This is the main script that reads the tokenized SMILES data, trains a self-supervised masked language model, and uses a fully-connected linear layer to train and predict the 5 target polymer properties.

###1. Use the Tokenization notebook to create tokens for train and test data using TransPolymer

###2. Train the self-supervised model with masking

In [0]:
%sh
TP_DIR="" #main project directory
VOCAB="$TP_DIR/tokenizer/vocab.json"
MERGES="$TP_DIR/tokenizer/merges.txt"
TOKENS_TRAIN="/data/train.tokenized.pt" # not added to the repo
OUT_SSL="/Transformer/saved_models/ssl_mlm_ckpt"

export PYTHONPATH="$TP_DIR:$PYTHONPATH"
export TOKENS_TRAIN OUT_SSL

python self_supervised_mlm.py \
 --tp_dir "$TP_DIR" \
 --vocab "$VOCAB" \
 --merges "$MERGES" \
 --tokens_pt "$TOKENS_TRAIN" \
 --out_dir "$OUT_SSL" \
 --max_len 128 --hidden 256 --layers 6 --heads 8 --intermediate 1024 --batch_size 32 --epochs 5 --lr 5e-4

###3. Train the regressor to predict polymer properties

In [0]:
%sh
TRAIN_DATA="/data/train.csv"  # not added to the repo
TOKENS_TRAIN="/data/train.tokenized.pt" # not added to the repo
SSL_DIR="Transformer/saved_models/ssl_mlm_ckpt"
OUT_REGRESSOR="/Transformer/saved_models/regressor_ckpt"

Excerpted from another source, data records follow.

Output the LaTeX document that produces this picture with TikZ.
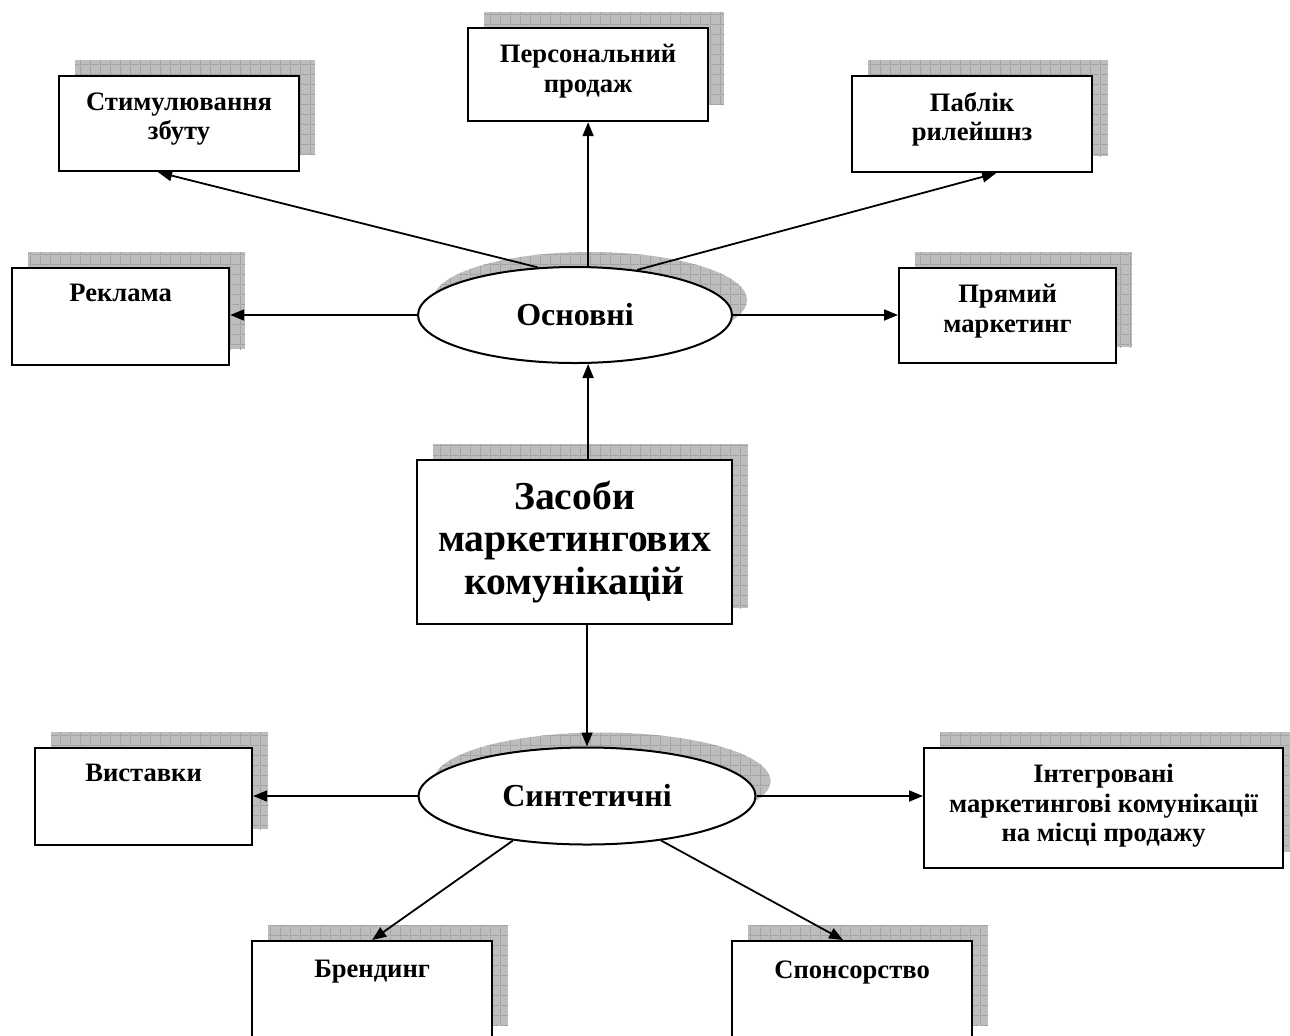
\documentclass[tikz,border=0pt]{standalone}
\usepackage{fontspec}
\setmainfont{Liberation Serif}
\usetikzlibrary{shapes.geometric,arrows.meta,shadows,patterns}

\pgfdeclarepatternformonly{gridlines}{\pgfpointorigin}{\pgfqpoint{5pt}{5pt}}{\pgfqpoint{5pt}{5pt}}{%
  \pgfsetlinewidth{0.5pt}
  \pgfpathmoveto{\pgfqpoint{0pt}{0.25pt}}
  \pgfpathlineto{\pgfqpoint{5pt}{0.25pt}}
  \pgfpathmoveto{\pgfqpoint{0.25pt}{0pt}}
  \pgfpathlineto{\pgfqpoint{0.25pt}{5pt}}
  \pgfusepath{stroke}}

\tikzset{
  gridshadow/.style={
    general shadow={shadow xshift=#1, shadow yshift=#1, draw=none, fill=gray!52},
    general shadow={shadow xshift=#1, shadow yshift=#1, draw=none, pattern=gridlines, pattern color=gray!72}},
  box/.style={draw, line width=1.1pt, fill=white, anchor=north west, inner sep=0pt, gridshadow=8pt},
  boxtext/.style={anchor=north, yshift=-8.5pt, align=center, inner sep=0pt,
    font=\bfseries\fontsize{13.3}{14.7}\selectfont},
  oval/.style={ellipse, draw, line width=1pt, fill=white, inner sep=0pt, gridshadow=7.5pt,
    font=\bfseries\fontsize{16}{19}\selectfont},
  arr/.style={-{Triangle[length=7pt,width=5.5pt]}, line width=0.9pt}
}

\begin{document}
\begin{tikzpicture}[x=0.5pt, y=-0.5pt]
\useasboundingbox (0,0) rectangle (1290,1035);

\node[box, minimum width=120pt, minimum height=47.5pt, label={[boxtext]north:{Стимулювання\\збуту}}] (Stymul) at (58,75) {};
\node[box, minimum width=120pt, minimum height=46.5pt, label={[boxtext]north:{Персональний\\продаж}}] (Personal) at (467,27) {};
\node[box, minimum width=120pt, minimum height=48pt, label={[boxtext]north:{Паблік\\рилейшнз}}] (Pablik) at (851,75) {};
\node[box, minimum width=108.5pt, minimum height=48.5pt, label={[boxtext]north:Реклама}] (Reklama) at (11,267) {};
\node[box, minimum width=108.5pt, minimum height=47.5pt, label={[boxtext]north:{Прямий\\маркетинг}}] (Pryamyi) at (898,267) {};

\node[oval, minimum width=157pt, minimum height=48pt] (Osnovni) at (575,315) {Основні};

\node[box, minimum width=157.5pt, minimum height=82pt, align=center, anchor=center,
  font=\bfseries\fontsize{19.8}{21.4}\selectfont] (Zasoby) at (574.5,542) {Засоби\\маркетингових\\комунікацій};

\node[oval, minimum width=168.5pt, minimum height=48.5pt] (Syntetychni) at (587,796) {Синтетичні};

\node[box, minimum width=108.5pt, minimum height=48.5pt, label={[boxtext]north:Виставки}] (Vystavky) at (34,747) {};
\node[box, minimum width=179.5pt, minimum height=60pt, label={[boxtext]north:{Інтегровані\\маркетингові комунікації\\на місці продажу}}] (Intehrovani) at (923,747) {};
\node[box, minimum width=120pt, minimum height=50pt, label={[boxtext, yshift=-1.5pt]north:Брендинг}] (Brendyng) at (251,940) {};
\node[box, minimum width=120pt, minimum height=50pt, label={[boxtext, yshift=-1.5pt]north:Спонсорство}] (Sponsorstvo) at (731,940) {};

\draw[arr] (Osnovni.west) -- (Reklama.east |- Osnovni.west);
\draw[arr] (Osnovni.east) -- (Pryamyi.west |- Osnovni.east);
\draw[arr] (Osnovni.north -| Personal.south) -- (Personal.south);
\draw[arr] (Osnovni.128) -- ([xshift=-10.5pt]Stymul.south);
\draw[arr] (Osnovni.36) -- ([xshift=12pt]Pablik.south);
\draw[arr] (Zasoby.north -| Personal.south) -- (Osnovni.south -| Personal.south);
\draw[arr] (Zasoby.south -| Syntetychni.north) -- (Syntetychni.north);
\draw[arr] (Syntetychni.west) -- (Vystavky.east |- Syntetychni.west);
\draw[arr] (Syntetychni.east) -- (Intehrovani.west |- Syntetychni.east);
\draw[arr] (Syntetychni.211) -- (Brendyng.north);
\draw[arr] (Syntetychni.329) -- ([xshift=-4.5pt]Sponsorstvo.north);

\end{tikzpicture}
\end{document}
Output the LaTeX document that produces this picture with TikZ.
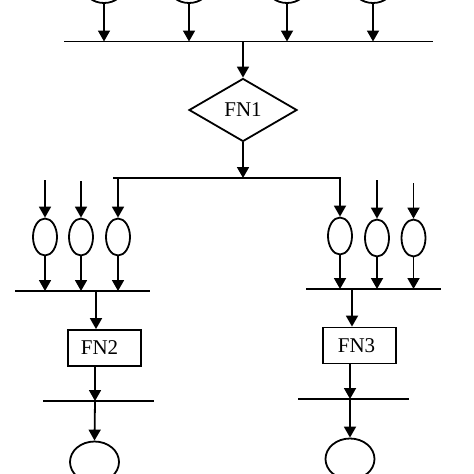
\documentclass[tikz,border=0pt]{standalone}
\usepackage{fontspec}
\setmainfont{Liberation Serif}
\usetikzlibrary{shapes.geometric,arrows.meta}
\begin{document}
\begin{tikzpicture}[x=1pt,y=-1pt,
  line width=1.8pt,
  arr/.style={-{Triangle[width=12pt,length=11pt]}},
  oval/.style={draw,ellipse,minimum width=24pt,minimum height=37pt,inner sep=0pt},
  bigoval/.style={draw,ellipse,minimum width=49pt,minimum height=41pt,inner sep=0pt},
  topoval/.style={draw,ellipse,minimum width=40pt,minimum height=32pt,inner sep=0pt},
  fnbox/.style={draw,rectangle,minimum width=73pt,minimum height=36pt,inner sep=0pt,font=\fontsize{21}{24}\selectfont},
  dia/.style={draw,diamond,minimum width=108pt,minimum height=63pt,inner sep=0pt,font=\fontsize{21}{24}\selectfont}]
\useasboundingbox (0,0) rectangle (474,474);
\clip (0,0) rectangle (474,474);
% top ovals
\node[topoval] (t1) at (104,-13) {};
\node[topoval] (t2) at (189,-13) {};
\node[topoval] (t3) at (287,-13) {};
\node[topoval] (t4) at (373,-13) {};
\coordinate (tbL) at (64,41.5);
\coordinate (tbR) at (433,41.5);
\draw (tbL) -- (tbR);
\foreach \i in {1,2,3,4} {\draw[arr] (t\i.south) -- (t\i.south |- tbL);}
% FN1
\node[dia] (fn1) at (243,110) {FN1};
\coordinate (tbc) at (243,41.5);
\draw[arr] (tbc) -- (fn1.north);
\coordinate (brL) at (113,178);
\coordinate (brR) at (341,178);
\draw (brL) -- (brR);
\draw[arr] (fn1.south) -- (fn1.south |- brL);
% left group
\node[oval] (l1) at (45,237) {};
\node[oval] (l2) at (81,237) {};
\node[oval] (l3) at (118,237) {};
\coordinate (li1) at (45,180);
\coordinate (li2) at (81,181);
\coordinate (li3) at (118,178);
\draw[arr] (li1) -- (l1.north);
\draw[arr] (li2) -- (l2.north);
\draw[arr] (li3) -- (l3.north);
\coordinate (lbL) at (15,291);
\coordinate (lbR) at (150,291);
\draw (lbL) -- (lbR);
\foreach \i in {1,2,3} {\draw[arr] (l\i.south) -- (l\i.south |- lbL);}
% right group
\node[oval] (r1) at (340,236) {};
\node[oval] (r2) at (377,238) {};
\node[oval] (r3) at (413.5,238) {};
\coordinate (ri1) at (340,178);
\coordinate (ri2) at (377,180);
\coordinate (ri3) at (413.5,183);
\draw[arr] (ri1) -- (r1.north);
\draw[arr] (ri2) -- (r2.north);
\draw[arr] (ri3) -- (r3.north);
\coordinate (rbL) at (306,289);
\coordinate (rbR) at (441,289);
\draw (rbL) -- (rbR);
\foreach \i in {1,2,3} {\draw[arr] (r\i.south) -- (r\i.south |- rbL);}
% FN2 branch
\node[fnbox] (fn2) at (104.5,348) {FN2\hspace*{10pt}};
\coordinate (lbo) at (96,291);
\draw[arr] (lbo) -- (lbo |- fn2.north);
\coordinate (lo) at (95,401);
\coordinate (loL) at (43,401);
\coordinate (loR) at (154,401);
\draw (loL) -- (loR);
\draw[arr] (lo |- fn2.south) -- (lo);
\node[bigoval] (e2) at (94.5,462) {};
\draw[arr] (lo) -- (e2.north);
% FN3 branch
\node[fnbox] (fn3) at (359.5,345.5) {FN3\hspace*{6pt}};
\coordinate (rbo) at (352,289);
\draw[arr] (rbo) -- (rbo |- fn3.north);
\coordinate (ro) at (350,399);
\coordinate (roL) at (298,399);
\coordinate (roR) at (409,399);
\draw (roL) -- (roR);
\draw[arr] (ro |- fn3.south) -- (ro);
\node[bigoval] (e3) at (350,459) {};
\draw[arr] (ro) -- (e3.north);
\end{tikzpicture}
\end{document}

export TRAIN_DATA TOKENS_TRAIN SSL_DIR OUT_REGRESSOR

python regressor.py \
  --input_data "$TRAIN_DATA" \
  --tokens_pt "$TOKENS_TRAIN" \
  --ssl_dir "$SSL_DIR" \
  --out_dir "$OUT_REGRESSOR" \
  --epochs 20 --batch_size 32 --lr 2e-4 --freeze_encoder_epochs 3 --pool cls

###4. Prediction on test data

In [0]:
%sh
TEST_DATA="/data/test.csv" # not added to the repo
TOKENS_TEST="/data/test.tokenized.pt" # not added to the repo
REG_DIR="/Transformer/saved_models/regressor_ckpt" # not added to the repo
OUT="/Transformer/results/predictions_test.csv"

export TOKENS_TEST REG_DIR TEST_DATA OUT

python predict_test.py \
  --tokens_pt "$TOKENS_TEST" \
  --regressor_dir "$REG_DIR" \
  --test_data "$TEST_DATA" \
  --out_csv "$OUT" \
  --batch_size 64